La situation est d’autant plus tragique quand, comme le montra en 1960 James Davis dans The campus as a frog pond, les aspirations des étudiants sont influencées par leurs résultats par rapport à leurs pairs : voir les gens autour de nous réussir quand on échoue est démotivant. En 2004, Frederick Smyth et John McArdle ont estimé que si l’effet de discordance avait été supprimé, 45% des femmes et 35% des hommes issus des minorités en plus auraient obtenu un diplôme de STIM. Cet effet fut confirmé par une étude de Berber and Cole, montrant qu’un large nombre de personnes appartenant à des minorités voient leur motivation meurtrie par leur obtention de notes plus faibles que la moyenne ; à l’opposé, les élèves issus de minorités entourés d’étudiants ayant le même niveau académique qu’eux voient leur confiance augmenter. Finalement, les étudiants « bien accordés » ont deux fois plus de chances de poursuivre leurs plans académiques que les « désaccordés ». 

Un autre domaine académique devrait retenir notre attention : la loi. Considérant le fait que l’examen pour devenir personne de loi est le même quelque soit l’université d’origine, il permet d’établir une claire comparaison. Ainsi, en 1995 on observa que 50% des Noirs qui rentraient à la faculté de droit de UCLA finissaient dans les 10% des élèves les plus faibles. Au final, 50% des Noirs réussissaient leur examen final, contre 90% des Blancs.  Quand on compare ces résultats à ceux d’écoles moins prestigieuses, les étudiants avec des niveaux similaires réussissent leurs examens finaux 75 à 80% du temps. Notons que les Noirs qui avaient les mêmes notes que les blancs avaient autant de chances de réussir.

« Des stéréotypes raciaux, inexacts et injustes pour tous ceux qui ont été admis du fait seul de leurs capacités, mais des stéréotypes qui s’appuient sur des processus d’admission bien réels »

En outre, il semblerait que l’absence de préférences raciales motive les minorités. Quand ce système fut aboli en Californie en 1997, on observa une hausse des demandes d’admission pour tous les groupes raciaux, particulièrement chez les élèves ayant les meilleurs résultats.

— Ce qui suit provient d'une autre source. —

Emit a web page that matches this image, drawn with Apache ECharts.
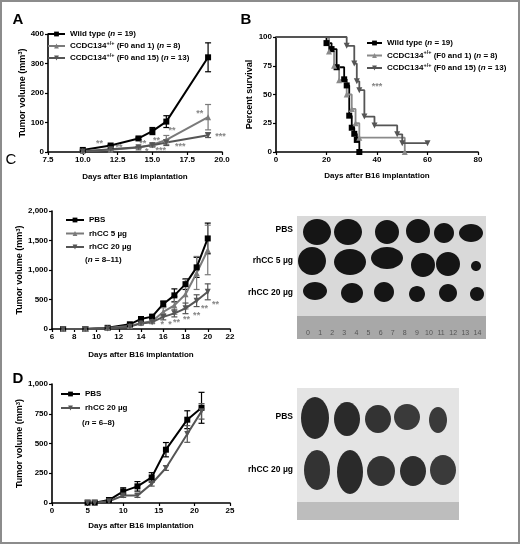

Ce résultat fait écho à une autre trouvaille ; l’année suivant l’abolition des préférences, le nombre de lycéens noirs passant le SAT et étant dans le top 13% des candidats bondit de 20%, et de 35% au total en 2001,  ce qui peut être interprété comme un sursaut de motivation. On observa de même que le taux de diplomation des noirs avait doublé dans les années qui suivirent l’abolition des préférences raciales en Californie. Le nombre de diplômés resta stable,  et à plus long terme, la fin des préférences s’est révélée largement bénéfique pour la diplomation des minorités.  Enfin, un autre effet bienvenu fut la diminution de la ségrégation raciale dans les universités.

Au regard de ces faits, il me semble impératif de reconsidérer notre approche de la lutte contre les inégalités. Aujourd’hui, celle-ci paraît réduite à une posture : le but n’est plus d’analyser les conséquences de nos actes, mais d’y imposer a priori un sceau moral en se gargarisant d’appartenir au côté de la Vertu. Prenons garde. Enivrés par notre hubris, nous risquerions de voir étouffer ceux que nous voulons protéger sous notre paternalisme tentaculaire.